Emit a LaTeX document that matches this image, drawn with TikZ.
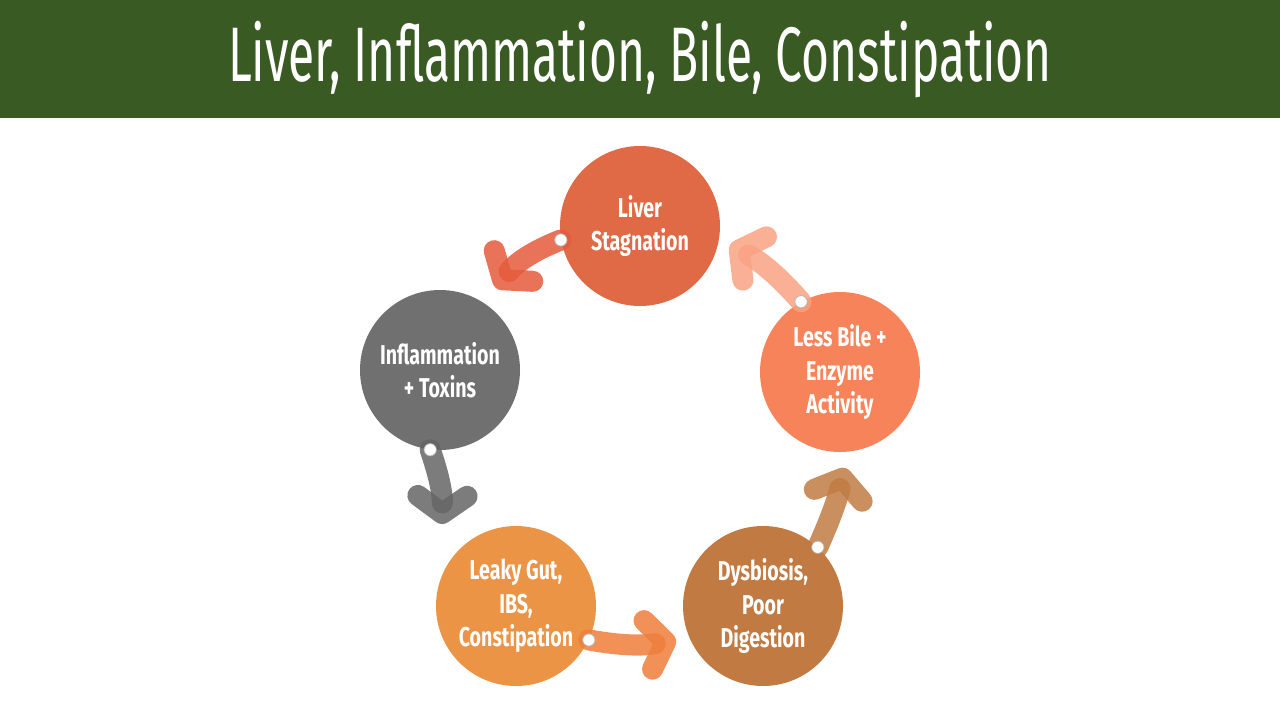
\documentclass[tikz,border=0pt]{standalone}
\usepackage{fontspec}
\setmainfont{Fira Sans}[FakeStretch=0.72]
\usetikzlibrary{arrows.meta,positioning}
\definecolor{hdrgreen}{HTML}{3A5A23}
\definecolor{cliver}{HTML}{E06A45}
\definecolor{cinfl}{HTML}{707070}
\definecolor{cleaky}{HTML}{EC9445}
\definecolor{cdysb}{HTML}{C07A42}
\definecolor{cbile}{HTML}{F7835A}
\tikzset{
  stage/.style={circle, minimum size=160*0.02cm, inner sep=0pt, text=white,
    align=center, font=\fontsize{15.5}{19}\selectfont\bfseries},
  flow/.style={line width=12pt, line cap=round, opacity=0.85,
    -{Straight Barb[round, length=10pt, width=28pt, line width=12pt]}},
  dot/.style={circle, fill=white, draw=gray!60, inner sep=0pt, minimum size=7pt}
}
\begin{document}
\begin{tikzpicture}[x=0.02cm, y=-0.02cm]
\useasboundingbox (0,0) rectangle (1280,720);
%header
\fill[hdrgreen] (0,0) rectangle (1280,118);
\node[text=white, font=\fontsize{44}{48}\selectfont\addfontfeature{FakeStretch=0.62}] (title) at (640,60) {Liver, Inflammation, Bile, Constipation};

%circles
\node[stage, fill=cliver] (liver) at (640,226) {Liver\\Stagnation};
\node[stage, fill=cinfl] (infl) at (440,370) {Inflammation\\+ Toxins};
\node[stage, fill=cleaky] (leaky) at (516,606) {Leaky Gut,\\IBS,\\Constipation};
\node[stage, fill=cdysb] (dysb) at (763,606) {Dysbiosis,\\Poor\\Digestion};
\node[stage, fill=cbile] (bile) at (840,372) {Less Bile +\\Enzyme\\Activity};

%arrow ends
\coordinate (e1) at (496,288);
\coordinate (e2) at (442,524);
\coordinate (e3) at (676,640);
\coordinate (e4) at (845,468);
\coordinate (e5) at (730,245);

%arrows
\draw[flow, color=cliver!85!red] (liver.190) to[bend right=15] (e1);
\draw[flow, color=cinfl!90!black] (infl.263) to[bend left=10] (e2);
\draw[flow, color=cleaky!85!red] (leaky.335) to[bend right=10] (e3);
\draw[flow, color=cdysb!85!brown] (dysb.47) to[bend right=5] (e4);
\draw[flow, color=cbile!75!white] (bile.119) to[bend right=10] (e5);

%dots
\foreach \n/\a in {liver/190, infl/263, leaky/335, dysb/47, bile/119}
  \node[dot] at (\n.\a) {};
\end{tikzpicture}
\end{document}
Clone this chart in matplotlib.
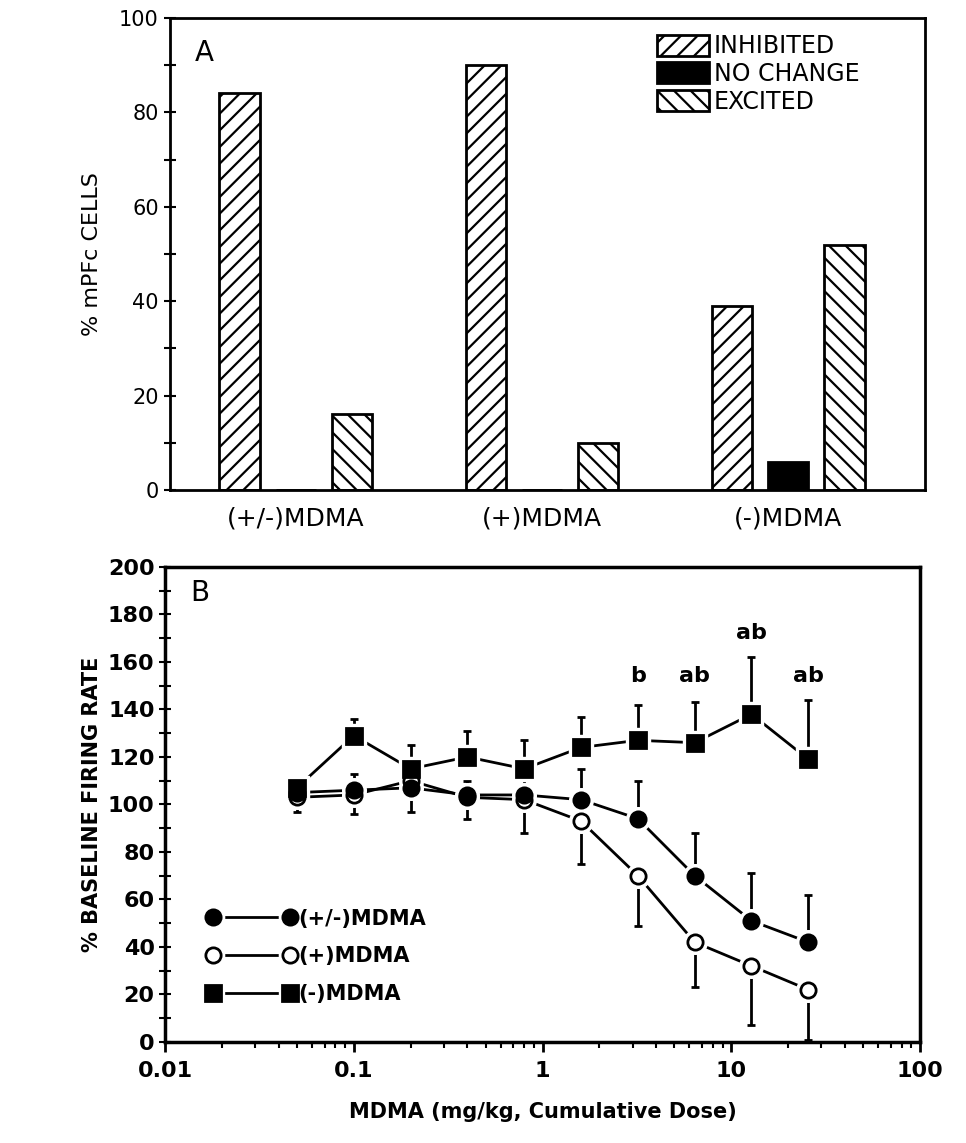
import matplotlib
matplotlib.use("Agg")
import matplotlib.pyplot as plt
import numpy as np
from matplotlib.lines import Line2D
from matplotlib.ticker import LogLocator, NullFormatter, MultipleLocator

# panel A data
groups = ["(+/-)MDMA", "(+)MDMA", "(-)MDMA"]
inhibited = [84, 90, 39]
no_change = [0, 0, 6]
excited = [16, 10, 52]

# panel B data
dose = [0.05, 0.1, 0.2, 0.4, 0.8, 1.6, 3.2, 6.4, 12.8, 25.6]
racemic = [105, 106, 107, 104, 104, 102, 94, 70, 51, 42]
racemic_err = [3, 7, 9, 6, 8, 13, 16, 18, 20, 20]
plus = [103, 104, 110, 103, 102, 93, 70, 42, 32, 22]
plus_err = [6, 8, 13, 9, 14, 18, 21, 19, 25, 21]
minus = [107, 129, 115, 120, 115, 124, 127, 126, 138, 119]
minus_err = [2, 7, 10, 11, 12, 13, 15, 17, 24, 25]
sig_labels = ["b", "ab", "ab", "ab"]
sig_dose = [3.2, 6.4, 12.8, 25.6]
sig_y = [150, 150, 168, 150]

plt.rcParams['hatch.linewidth'] = 1.6
plt.rcParams['font.family'] = 'DejaVu Sans'

fig = plt.figure(figsize=(9.66, 11.43), dpi=100)

# ---------- panel A ----------
ax1 = fig.add_axes([0.176, 0.5713, 0.7816, 0.4130])
x = np.arange(len(groups))
off = 0.228
w = 0.163
ax1.bar(x - off, inhibited, w, color='white', edgecolor='black', hatch='//', lw=2, label='INHIBITED')
ax1.bar(x, no_change, w, color='black', edgecolor='black', lw=2, label='NO CHANGE')
ax1.bar(x + off, excited, w, color='white', edgecolor='black', hatch='\\\\', lw=2, label='EXCITED')
ax1.set_xlim(-0.51, 2.555)
ax1.set_ylim(0, 100)
ax1.yaxis.set_major_locator(MultipleLocator(20))
ax1.yaxis.set_minor_locator(MultipleLocator(10))
ax1.tick_params(axis='y', which='both', direction='inout', length=9, width=1.5, labelsize=15)
ax1.tick_params(axis='x', length=0, labelsize=18, pad=12)
ax1.set_xticks(x)
ax1.set_xticklabels(groups)
ax1.set_ylabel("% mPFc CELLS", fontsize=16, labelpad=12)
for s in ax1.spines.values():
    s.set_linewidth(2)
ax1.text(0.033, 0.955, "A", transform=ax1.transAxes, fontsize=20, va='top')
ax1.legend(loc='upper right', bbox_to_anchor=(0.935, 1.0), frameon=False, fontsize=17,
           handlelength=2.2, handleheight=1.0, handletextpad=0.2, labelspacing=0.15,
           borderaxespad=0.3)

# ---------- panel B ----------
ax2 = fig.add_axes([0.1708, 0.0884, 0.7816, 0.4156])
ax2.set_xscale('log')


def series(y, err, mk, face, up):
    lower = [0] * len(err) if up else err
    upper = err if up else [0] * len(err)
    ax2.errorbar(dose, y, yerr=[lower, upper], fmt='none', ecolor='black', elinewidth=2,
                 capsize=3, capthick=2, zorder=1)
    ax2.plot(dose, y, color='black', lw=2, zorder=2)
    ax2.plot(dose, y, ls='none', marker=mk, ms=17, mfc='white', mec='white', zorder=3)
    ax2.plot(dose, y, ls='none', marker=mk, ms=11, mfc=face, mec='black', mew=2, zorder=4)


series(plus, plus_err, 'o', 'white', False)
series(racemic, racemic_err, 'o', 'black', True)
series(minus, minus_err, 's', 'black', True)

for d, yv, t in zip(sig_dose, sig_y, sig_labels):
    ax2.text(d, yv, t, ha='center', va='bottom', fontsize=16, fontweight='bold')

ax2.set_xlim(0.01, 100)
ax2.set_ylim(0, 200)
ax2.set_xticks([0.01, 0.1, 1, 10, 100])
ax2.set_xticklabels(["0.01", "0.1", "1", "10", "100"])
ax2.xaxis.set_minor_locator(LogLocator(base=10, subs=np.arange(2, 10)))
ax2.xaxis.set_minor_formatter(NullFormatter())
ax2.yaxis.set_major_locator(MultipleLocator(20))
ax2.yaxis.set_minor_locator(MultipleLocator(10))
ax2.tick_params(axis='x', which='major', direction='out', length=7, width=2, labelsize=16, pad=7)
ax2.tick_params(axis='x', which='minor', direction='out', length=4, width=1.5)
ax2.tick_params(axis='y', which='both', direction='inout', length=8, width=1.5, labelsize=16)
for lab in ax2.get_xticklabels() + ax2.get_yticklabels():
    lab.set_fontweight('bold')
for s in ax2.spines.values():
    s.set_linewidth(2.5)
ax2.set_xlabel("MDMA (mg/kg, Cumulative Dose)", fontsize=15, fontweight='bold', labelpad=15)
ax2.set_ylabel("% BASELINE FIRING RATE", fontsize=15, fontweight='bold', labelpad=4)
ax2.text(0.033, 0.975, "B", transform=ax2.transAxes, fontsize=20, va='top')


def legend_handle(mk, face):
    ln = Line2D([0], [0], color='black', lw=2)
    halo = Line2D([0], [0], ls='none', marker=mk, ms=16, mfc='white', mec='white')
    dot = Line2D([0], [0], ls='none', marker=mk, ms=11, mfc=face, mec='black', mew=2)
    return (ln, halo, dot)


handles = [legend_handle('o', 'black'), legend_handle('o', 'white'), legend_handle('s', 'black')]
ax2.legend(handles, ["(+/-)MDMA", "(+)MDMA", "(-)MDMA"], loc='lower left',
           bbox_to_anchor=(0.03, 0.04), frameon=False, numpoints=2, handlelength=4.3,
           handletextpad=0.1, labelspacing=0.85, prop={'size': 15, 'weight': 'bold'})

fig.savefig("out.png", dpi=100)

------------------------------------------------------------------------

▸ **Directive**: Give again, word for word, only the lines starting at the line with "Clone this chart in matplotlib." and ending at the line with "from matplotlib.ticker import", keeping both end lines; pictures stay out.

▸ **Exercise response**:
Clone this chart in matplotlib.
import matplotlib
matplotlib.use("Agg")
import matplotlib.pyplot as plt
import numpy as np
from matplotlib.lines import Line2D
from matplotlib.ticker import LogLocator, NullFormatter, MultipleLocator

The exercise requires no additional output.